Short exercise |
Using the data below, return word for word every line from the one holding "Generate a web" down to the one holding "gridVals.push(1000);". Leave pictures out.

Dataset excerpts |
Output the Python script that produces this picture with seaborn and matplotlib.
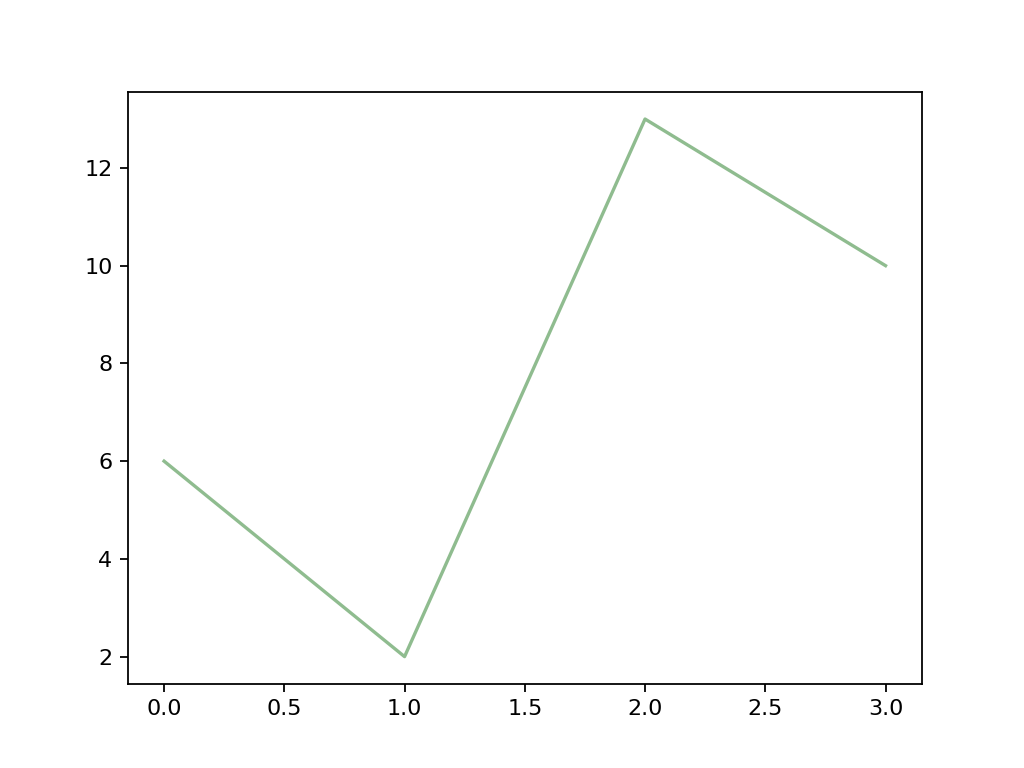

==

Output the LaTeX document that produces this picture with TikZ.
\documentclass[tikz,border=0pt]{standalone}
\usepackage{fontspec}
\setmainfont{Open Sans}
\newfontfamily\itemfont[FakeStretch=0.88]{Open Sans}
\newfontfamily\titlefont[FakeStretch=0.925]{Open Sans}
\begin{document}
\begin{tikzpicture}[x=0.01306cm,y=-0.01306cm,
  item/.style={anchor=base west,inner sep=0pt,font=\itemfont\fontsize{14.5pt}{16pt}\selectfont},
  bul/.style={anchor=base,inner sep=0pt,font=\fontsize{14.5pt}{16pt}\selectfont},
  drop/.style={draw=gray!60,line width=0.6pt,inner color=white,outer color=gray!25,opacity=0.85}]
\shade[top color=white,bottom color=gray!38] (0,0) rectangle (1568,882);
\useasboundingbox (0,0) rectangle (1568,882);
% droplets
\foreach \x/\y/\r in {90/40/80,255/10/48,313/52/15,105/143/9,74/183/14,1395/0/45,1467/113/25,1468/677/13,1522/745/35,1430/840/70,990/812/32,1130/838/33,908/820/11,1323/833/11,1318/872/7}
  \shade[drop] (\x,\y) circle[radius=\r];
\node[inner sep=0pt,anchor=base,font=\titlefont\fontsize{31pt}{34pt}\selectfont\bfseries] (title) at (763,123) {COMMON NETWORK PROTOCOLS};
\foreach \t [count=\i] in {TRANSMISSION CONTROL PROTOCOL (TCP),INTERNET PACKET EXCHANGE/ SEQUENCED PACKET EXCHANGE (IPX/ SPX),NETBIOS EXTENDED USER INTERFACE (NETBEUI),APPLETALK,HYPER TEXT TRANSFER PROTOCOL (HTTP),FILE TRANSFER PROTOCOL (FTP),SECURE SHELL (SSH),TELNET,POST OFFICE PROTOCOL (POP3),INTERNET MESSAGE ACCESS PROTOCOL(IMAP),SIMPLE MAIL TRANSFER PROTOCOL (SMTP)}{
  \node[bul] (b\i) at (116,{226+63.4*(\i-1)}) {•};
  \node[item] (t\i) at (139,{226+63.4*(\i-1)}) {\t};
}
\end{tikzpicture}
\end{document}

---

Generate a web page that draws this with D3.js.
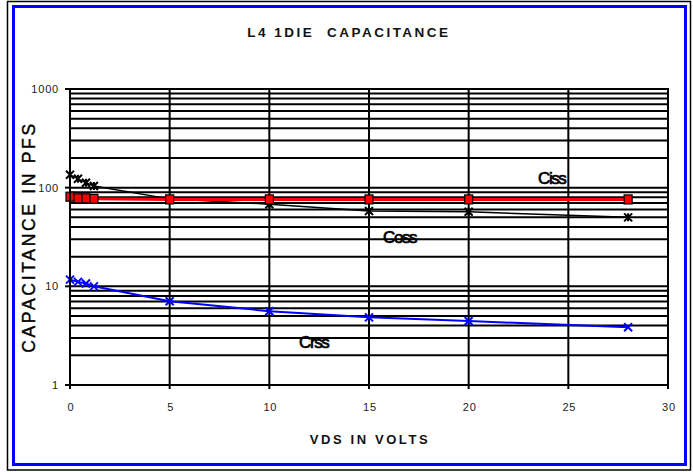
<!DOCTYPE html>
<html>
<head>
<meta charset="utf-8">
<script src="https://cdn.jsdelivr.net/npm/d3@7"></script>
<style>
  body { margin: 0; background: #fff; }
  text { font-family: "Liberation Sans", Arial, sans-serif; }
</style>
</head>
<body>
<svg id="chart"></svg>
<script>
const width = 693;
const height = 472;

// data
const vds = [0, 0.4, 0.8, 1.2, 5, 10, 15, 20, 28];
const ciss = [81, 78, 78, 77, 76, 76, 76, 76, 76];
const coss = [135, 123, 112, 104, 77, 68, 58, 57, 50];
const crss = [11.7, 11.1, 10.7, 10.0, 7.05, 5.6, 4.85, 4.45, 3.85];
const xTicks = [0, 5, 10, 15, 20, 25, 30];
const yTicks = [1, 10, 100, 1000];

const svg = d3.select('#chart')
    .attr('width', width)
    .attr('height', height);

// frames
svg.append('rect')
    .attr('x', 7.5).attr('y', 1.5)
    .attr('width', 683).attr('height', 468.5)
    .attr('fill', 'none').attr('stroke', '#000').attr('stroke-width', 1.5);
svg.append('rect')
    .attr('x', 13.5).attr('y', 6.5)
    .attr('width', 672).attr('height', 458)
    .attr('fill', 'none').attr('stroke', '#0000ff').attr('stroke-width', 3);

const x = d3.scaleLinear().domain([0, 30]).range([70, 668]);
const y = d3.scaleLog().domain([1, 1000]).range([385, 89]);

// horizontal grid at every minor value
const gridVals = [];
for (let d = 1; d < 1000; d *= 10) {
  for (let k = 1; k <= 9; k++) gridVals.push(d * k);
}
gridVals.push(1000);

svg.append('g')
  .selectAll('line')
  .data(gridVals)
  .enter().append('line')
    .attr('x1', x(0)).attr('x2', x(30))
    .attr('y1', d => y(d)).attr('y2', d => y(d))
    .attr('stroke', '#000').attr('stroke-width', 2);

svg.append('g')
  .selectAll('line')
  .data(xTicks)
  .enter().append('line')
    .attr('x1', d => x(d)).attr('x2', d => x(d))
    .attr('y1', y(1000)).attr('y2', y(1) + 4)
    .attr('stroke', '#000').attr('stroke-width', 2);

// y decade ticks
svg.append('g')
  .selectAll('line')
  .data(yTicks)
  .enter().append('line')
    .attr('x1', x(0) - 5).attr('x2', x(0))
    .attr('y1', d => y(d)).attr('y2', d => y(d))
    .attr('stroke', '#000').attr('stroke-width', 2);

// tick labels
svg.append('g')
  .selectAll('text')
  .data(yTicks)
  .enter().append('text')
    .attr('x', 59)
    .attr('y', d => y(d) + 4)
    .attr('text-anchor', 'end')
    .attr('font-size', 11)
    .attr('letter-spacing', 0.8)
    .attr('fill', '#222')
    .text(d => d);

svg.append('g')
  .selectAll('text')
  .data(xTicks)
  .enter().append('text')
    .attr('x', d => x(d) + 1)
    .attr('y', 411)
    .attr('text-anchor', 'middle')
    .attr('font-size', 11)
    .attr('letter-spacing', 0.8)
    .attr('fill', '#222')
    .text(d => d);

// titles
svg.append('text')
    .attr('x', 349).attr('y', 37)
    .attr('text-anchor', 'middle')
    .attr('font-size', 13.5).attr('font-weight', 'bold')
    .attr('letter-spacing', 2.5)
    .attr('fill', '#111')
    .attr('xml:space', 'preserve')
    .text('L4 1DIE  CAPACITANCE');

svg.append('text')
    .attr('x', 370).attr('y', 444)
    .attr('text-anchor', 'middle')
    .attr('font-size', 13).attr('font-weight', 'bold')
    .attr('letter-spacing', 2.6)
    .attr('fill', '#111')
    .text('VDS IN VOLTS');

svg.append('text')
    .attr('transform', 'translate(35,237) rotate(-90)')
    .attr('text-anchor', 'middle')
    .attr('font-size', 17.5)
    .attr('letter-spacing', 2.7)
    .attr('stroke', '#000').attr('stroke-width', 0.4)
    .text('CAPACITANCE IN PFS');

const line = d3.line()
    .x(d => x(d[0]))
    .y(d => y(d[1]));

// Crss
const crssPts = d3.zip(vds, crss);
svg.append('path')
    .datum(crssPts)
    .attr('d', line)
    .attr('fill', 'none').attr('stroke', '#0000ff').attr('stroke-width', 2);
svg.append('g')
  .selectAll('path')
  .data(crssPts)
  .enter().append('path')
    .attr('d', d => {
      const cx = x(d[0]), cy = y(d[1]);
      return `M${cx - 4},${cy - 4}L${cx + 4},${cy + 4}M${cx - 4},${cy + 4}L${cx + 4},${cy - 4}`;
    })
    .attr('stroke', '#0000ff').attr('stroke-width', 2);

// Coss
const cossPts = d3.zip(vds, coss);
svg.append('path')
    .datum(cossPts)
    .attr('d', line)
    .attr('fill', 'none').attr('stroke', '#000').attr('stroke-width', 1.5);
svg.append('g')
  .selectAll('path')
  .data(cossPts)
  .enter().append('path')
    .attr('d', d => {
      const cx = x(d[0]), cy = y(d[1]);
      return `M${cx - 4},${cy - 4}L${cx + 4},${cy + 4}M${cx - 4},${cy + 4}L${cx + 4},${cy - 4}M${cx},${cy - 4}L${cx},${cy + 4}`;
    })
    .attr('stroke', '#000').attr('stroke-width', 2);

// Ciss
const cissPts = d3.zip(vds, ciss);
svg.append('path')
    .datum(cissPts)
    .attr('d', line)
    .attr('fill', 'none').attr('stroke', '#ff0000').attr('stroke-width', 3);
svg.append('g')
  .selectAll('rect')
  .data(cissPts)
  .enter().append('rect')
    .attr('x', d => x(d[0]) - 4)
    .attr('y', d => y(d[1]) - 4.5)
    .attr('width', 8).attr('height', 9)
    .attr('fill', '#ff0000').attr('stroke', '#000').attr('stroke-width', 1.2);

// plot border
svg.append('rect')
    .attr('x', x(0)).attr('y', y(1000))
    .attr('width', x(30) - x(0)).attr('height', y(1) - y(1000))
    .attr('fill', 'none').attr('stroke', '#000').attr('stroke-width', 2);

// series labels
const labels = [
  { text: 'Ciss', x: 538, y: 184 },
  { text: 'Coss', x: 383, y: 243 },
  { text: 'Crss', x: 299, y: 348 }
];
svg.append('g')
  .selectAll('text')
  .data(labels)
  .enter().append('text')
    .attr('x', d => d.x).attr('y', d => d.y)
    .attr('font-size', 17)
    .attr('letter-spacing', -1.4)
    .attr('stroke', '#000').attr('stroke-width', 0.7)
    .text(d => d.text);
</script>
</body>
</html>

Output of the exercise |
Generate a web page that draws this with D3.js.
<!DOCTYPE html>
<html>
<head>
<meta charset="utf-8">
<script src="https://cdn.jsdelivr.net/npm/d3@7"></script>
<style>
  body { margin: 0; background: #fff; }
  text { font-family: "Liberation Sans", Arial, sans-serif; }
</style>
</head>
<body>
<svg id="chart"></svg>
<script>
const width = 693;
const height = 472;

// data
const vds = [0, 0.4, 0.8, 1.2, 5, 10, 15, 20, 28];
const ciss = [81, 78, 78, 77, 76, 76, 76, 76, 76];
const coss = [135, 123, 112, 104, 77, 68, 58, 57, 50];
const crss = [11.7, 11.1, 10.7, 10.0, 7.05, 5.6, 4.85, 4.45, 3.85];
const xTicks = [0, 5, 10, 15, 20, 25, 30];
const yTicks = [1, 10, 100, 1000];

const svg = d3.select('#chart')
    .attr('width', width)
    .attr('height', height);

// frames
svg.append('rect')
    .attr('x', 7.5).attr('y', 1.5)
    .attr('width', 683).attr('height', 468.5)
    .attr('fill', 'none').attr('stroke', '#000').attr('stroke-width', 1.5);
svg.append('rect')
    .attr('x', 13.5).attr('y', 6.5)
    .attr('width', 672).attr('height', 458)
    .attr('fill', 'none').attr('stroke', '#0000ff').attr('stroke-width', 3);

const x = d3.scaleLinear().domain([0, 30]).range([70, 668]);
const y = d3.scaleLog().domain([1, 1000]).range([385, 89]);

// horizontal grid at every minor value
const gridVals = [];
for (let d = 1; d < 1000; d *= 10) {
  for (let k = 1; k <= 9; k++) gridVals.push(d * k);
}
gridVals.push(1000);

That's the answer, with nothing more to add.